_Instructions for the task:_ Return the whole listing, keeping every character the same.

_Information provided:_
- - -
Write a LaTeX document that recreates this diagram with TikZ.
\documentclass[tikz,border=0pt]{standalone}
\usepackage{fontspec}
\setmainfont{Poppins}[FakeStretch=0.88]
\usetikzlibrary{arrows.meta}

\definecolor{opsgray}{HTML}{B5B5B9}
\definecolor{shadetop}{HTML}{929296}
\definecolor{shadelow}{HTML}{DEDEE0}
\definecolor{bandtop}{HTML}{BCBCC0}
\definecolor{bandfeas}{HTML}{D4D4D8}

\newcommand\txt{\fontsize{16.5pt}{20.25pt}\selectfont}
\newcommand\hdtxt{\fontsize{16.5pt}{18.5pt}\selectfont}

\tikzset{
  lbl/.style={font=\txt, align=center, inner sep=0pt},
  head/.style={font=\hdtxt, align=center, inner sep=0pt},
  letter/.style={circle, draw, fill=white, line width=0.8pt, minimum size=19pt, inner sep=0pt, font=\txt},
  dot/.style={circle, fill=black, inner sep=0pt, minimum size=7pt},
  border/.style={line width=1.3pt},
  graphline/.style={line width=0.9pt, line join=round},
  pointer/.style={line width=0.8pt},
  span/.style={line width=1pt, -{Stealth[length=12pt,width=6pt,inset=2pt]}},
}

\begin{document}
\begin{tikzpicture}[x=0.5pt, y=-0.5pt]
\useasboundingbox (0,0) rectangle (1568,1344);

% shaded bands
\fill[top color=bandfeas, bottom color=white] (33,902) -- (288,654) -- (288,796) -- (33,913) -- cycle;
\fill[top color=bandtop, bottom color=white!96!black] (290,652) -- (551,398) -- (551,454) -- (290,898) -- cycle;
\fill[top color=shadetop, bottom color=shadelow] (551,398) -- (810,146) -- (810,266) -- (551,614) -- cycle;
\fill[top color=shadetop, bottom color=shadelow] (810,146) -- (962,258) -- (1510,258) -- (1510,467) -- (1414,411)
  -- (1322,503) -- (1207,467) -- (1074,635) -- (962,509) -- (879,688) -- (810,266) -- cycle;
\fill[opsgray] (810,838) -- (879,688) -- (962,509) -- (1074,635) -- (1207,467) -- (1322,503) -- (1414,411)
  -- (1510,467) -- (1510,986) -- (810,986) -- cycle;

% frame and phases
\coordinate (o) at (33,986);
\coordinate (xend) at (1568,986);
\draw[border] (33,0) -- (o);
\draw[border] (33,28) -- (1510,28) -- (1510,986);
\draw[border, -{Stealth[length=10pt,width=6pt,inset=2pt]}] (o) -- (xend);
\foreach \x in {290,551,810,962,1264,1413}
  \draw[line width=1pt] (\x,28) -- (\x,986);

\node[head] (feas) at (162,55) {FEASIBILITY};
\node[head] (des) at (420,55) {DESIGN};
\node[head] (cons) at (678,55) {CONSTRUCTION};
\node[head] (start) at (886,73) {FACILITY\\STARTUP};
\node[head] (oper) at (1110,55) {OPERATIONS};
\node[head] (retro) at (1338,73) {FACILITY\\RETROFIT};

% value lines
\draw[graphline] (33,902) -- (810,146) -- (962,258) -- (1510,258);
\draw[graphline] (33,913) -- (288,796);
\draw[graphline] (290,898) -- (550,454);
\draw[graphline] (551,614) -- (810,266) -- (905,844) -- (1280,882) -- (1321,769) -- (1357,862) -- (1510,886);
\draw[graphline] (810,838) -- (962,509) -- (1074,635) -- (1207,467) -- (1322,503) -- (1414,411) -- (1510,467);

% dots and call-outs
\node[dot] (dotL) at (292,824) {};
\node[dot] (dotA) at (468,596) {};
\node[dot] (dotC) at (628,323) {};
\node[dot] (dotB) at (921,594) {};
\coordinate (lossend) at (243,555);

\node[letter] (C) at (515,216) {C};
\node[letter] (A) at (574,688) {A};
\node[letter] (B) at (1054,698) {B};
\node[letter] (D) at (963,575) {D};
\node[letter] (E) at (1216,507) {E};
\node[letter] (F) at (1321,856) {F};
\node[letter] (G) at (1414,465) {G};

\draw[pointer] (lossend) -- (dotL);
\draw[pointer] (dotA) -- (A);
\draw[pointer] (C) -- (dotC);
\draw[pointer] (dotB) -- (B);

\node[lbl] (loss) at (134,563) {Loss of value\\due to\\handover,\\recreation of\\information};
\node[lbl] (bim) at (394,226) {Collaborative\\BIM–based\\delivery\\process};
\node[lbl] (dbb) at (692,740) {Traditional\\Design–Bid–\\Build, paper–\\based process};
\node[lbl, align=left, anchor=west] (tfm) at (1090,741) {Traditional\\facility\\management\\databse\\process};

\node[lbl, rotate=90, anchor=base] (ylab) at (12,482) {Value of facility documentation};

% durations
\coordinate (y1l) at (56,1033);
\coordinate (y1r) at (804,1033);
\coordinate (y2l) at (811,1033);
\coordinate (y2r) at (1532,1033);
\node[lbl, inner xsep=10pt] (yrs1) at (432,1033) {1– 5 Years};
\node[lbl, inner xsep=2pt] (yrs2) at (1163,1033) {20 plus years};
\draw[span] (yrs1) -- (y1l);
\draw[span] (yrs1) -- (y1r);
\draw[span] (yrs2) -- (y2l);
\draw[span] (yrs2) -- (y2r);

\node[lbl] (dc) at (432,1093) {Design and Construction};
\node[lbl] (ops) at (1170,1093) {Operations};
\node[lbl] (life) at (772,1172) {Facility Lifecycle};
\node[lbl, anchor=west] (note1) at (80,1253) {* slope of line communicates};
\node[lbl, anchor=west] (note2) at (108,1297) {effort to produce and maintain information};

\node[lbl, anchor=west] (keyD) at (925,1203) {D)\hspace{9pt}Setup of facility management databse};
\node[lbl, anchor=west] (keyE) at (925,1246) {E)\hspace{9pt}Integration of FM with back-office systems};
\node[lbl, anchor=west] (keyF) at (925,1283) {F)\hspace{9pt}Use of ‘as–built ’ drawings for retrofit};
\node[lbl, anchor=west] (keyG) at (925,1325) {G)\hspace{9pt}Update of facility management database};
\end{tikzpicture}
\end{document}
- - -
_Expected output:_
Write a LaTeX document that recreates this diagram with TikZ.
\documentclass[tikz,border=0pt]{standalone}
\usepackage{fontspec}
\setmainfont{Poppins}[FakeStretch=0.88]
\usetikzlibrary{arrows.meta}

\definecolor{opsgray}{HTML}{B5B5B9}
\definecolor{shadetop}{HTML}{929296}
\definecolor{shadelow}{HTML}{DEDEE0}
\definecolor{bandtop}{HTML}{BCBCC0}
\definecolor{bandfeas}{HTML}{D4D4D8}

\newcommand\txt{\fontsize{16.5pt}{20.25pt}\selectfont}
\newcommand\hdtxt{\fontsize{16.5pt}{18.5pt}\selectfont}

\tikzset{
  lbl/.style={font=\txt, align=center, inner sep=0pt},
  head/.style={font=\hdtxt, align=center, inner sep=0pt},
  letter/.style={circle, draw, fill=white, line width=0.8pt, minimum size=19pt, inner sep=0pt, font=\txt},
  dot/.style={circle, fill=black, inner sep=0pt, minimum size=7pt},
  border/.style={line width=1.3pt},
  graphline/.style={line width=0.9pt, line join=round},
  pointer/.style={line width=0.8pt},
  span/.style={line width=1pt, -{Stealth[length=12pt,width=6pt,inset=2pt]}},
}

\begin{document}
\begin{tikzpicture}[x=0.5pt, y=-0.5pt]
\useasboundingbox (0,0) rectangle (1568,1344);

% shaded bands
\fill[top color=bandfeas, bottom color=white] (33,902) -- (288,654) -- (288,796) -- (33,913) -- cycle;
\fill[top color=bandtop, bottom color=white!96!black] (290,652) -- (551,398) -- (551,454) -- (290,898) -- cycle;
\fill[top color=shadetop, bottom color=shadelow] (551,398) -- (810,146) -- (810,266) -- (551,614) -- cycle;
\fill[top color=shadetop, bottom color=shadelow] (810,146) -- (962,258) -- (1510,258) -- (1510,467) -- (1414,411)
  -- (1322,503) -- (1207,467) -- (1074,635) -- (962,509) -- (879,688) -- (810,266) -- cycle;
\fill[opsgray] (810,838) -- (879,688) -- (962,509) -- (1074,635) -- (1207,467) -- (1322,503) -- (1414,411)
  -- (1510,467) -- (1510,986) -- (810,986) -- cycle;

% frame and phases
\coordinate (o) at (33,986);
\coordinate (xend) at (1568,986);
\draw[border] (33,0) -- (o);
\draw[border] (33,28) -- (1510,28) -- (1510,986);
\draw[border, -{Stealth[length=10pt,width=6pt,inset=2pt]}] (o) -- (xend);
\foreach \x in {290,551,810,962,1264,1413}
  \draw[line width=1pt] (\x,28) -- (\x,986);

\node[head] (feas) at (162,55) {FEASIBILITY};
\node[head] (des) at (420,55) {DESIGN};
\node[head] (cons) at (678,55) {CONSTRUCTION};
\node[head] (start) at (886,73) {FACILITY\\STARTUP};
\node[head] (oper) at (1110,55) {OPERATIONS};
\node[head] (retro) at (1338,73) {FACILITY\\RETROFIT};

% value lines
\draw[graphline] (33,902) -- (810,146) -- (962,258) -- (1510,258);
\draw[graphline] (33,913) -- (288,796);
\draw[graphline] (290,898) -- (550,454);
\draw[graphline] (551,614) -- (810,266) -- (905,844) -- (1280,882) -- (1321,769) -- (1357,862) -- (1510,886);
\draw[graphline] (810,838) -- (962,509) -- (1074,635) -- (1207,467) -- (1322,503) -- (1414,411) -- (1510,467);

% dots and call-outs
\node[dot] (dotL) at (292,824) {};
\node[dot] (dotA) at (468,596) {};
\node[dot] (dotC) at (628,323) {};
\node[dot] (dotB) at (921,594) {};
\coordinate (lossend) at (243,555);

\node[letter] (C) at (515,216) {C};
\node[letter] (A) at (574,688) {A};
\node[letter] (B) at (1054,698) {B};
\node[letter] (D) at (963,575) {D};
\node[letter] (E) at (1216,507) {E};
\node[letter] (F) at (1321,856) {F};
\node[letter] (G) at (1414,465) {G};

\draw[pointer] (lossend) -- (dotL);
\draw[pointer] (dotA) -- (A);
\draw[pointer] (C) -- (dotC);
\draw[pointer] (dotB) -- (B);

\node[lbl] (loss) at (134,563) {Loss of value\\due to\\handover,\\recreation of\\information};
\node[lbl] (bim) at (394,226) {Collaborative\\BIM–based\\delivery\\process};
\node[lbl] (dbb) at (692,740) {Traditional\\Design–Bid–\\Build, paper–\\based process};
\node[lbl, align=left, anchor=west] (tfm) at (1090,741) {Traditional\\facility\\management\\databse\\process};

\node[lbl, rotate=90, anchor=base] (ylab) at (12,482) {Value of facility documentation};

% durations
\coordinate (y1l) at (56,1033);
\coordinate (y1r) at (804,1033);
\coordinate (y2l) at (811,1033);
\coordinate (y2r) at (1532,1033);
\node[lbl, inner xsep=10pt] (yrs1) at (432,1033) {1– 5 Years};
\node[lbl, inner xsep=2pt] (yrs2) at (1163,1033) {20 plus years};
\draw[span] (yrs1) -- (y1l);
\draw[span] (yrs1) -- (y1r);
\draw[span] (yrs2) -- (y2l);
\draw[span] (yrs2) -- (y2r);

\node[lbl] (dc) at (432,1093) {Design and Construction};
\node[lbl] (ops) at (1170,1093) {Operations};
\node[lbl] (life) at (772,1172) {Facility Lifecycle};
\node[lbl, anchor=west] (note1) at (80,1253) {* slope of line communicates};
\node[lbl, anchor=west] (note2) at (108,1297) {effort to produce and maintain information};

\node[lbl, anchor=west] (keyD) at (925,1203) {D)\hspace{9pt}Setup of facility management databse};
\node[lbl, anchor=west] (keyE) at (925,1246) {E)\hspace{9pt}Integration of FM with back-office systems};
\node[lbl, anchor=west] (keyF) at (925,1283) {F)\hspace{9pt}Use of ‘as–built ’ drawings for retrofit};
\node[lbl, anchor=west] (keyG) at (925,1325) {G)\hspace{9pt}Update of facility management database};
\end{tikzpicture}
\end{document}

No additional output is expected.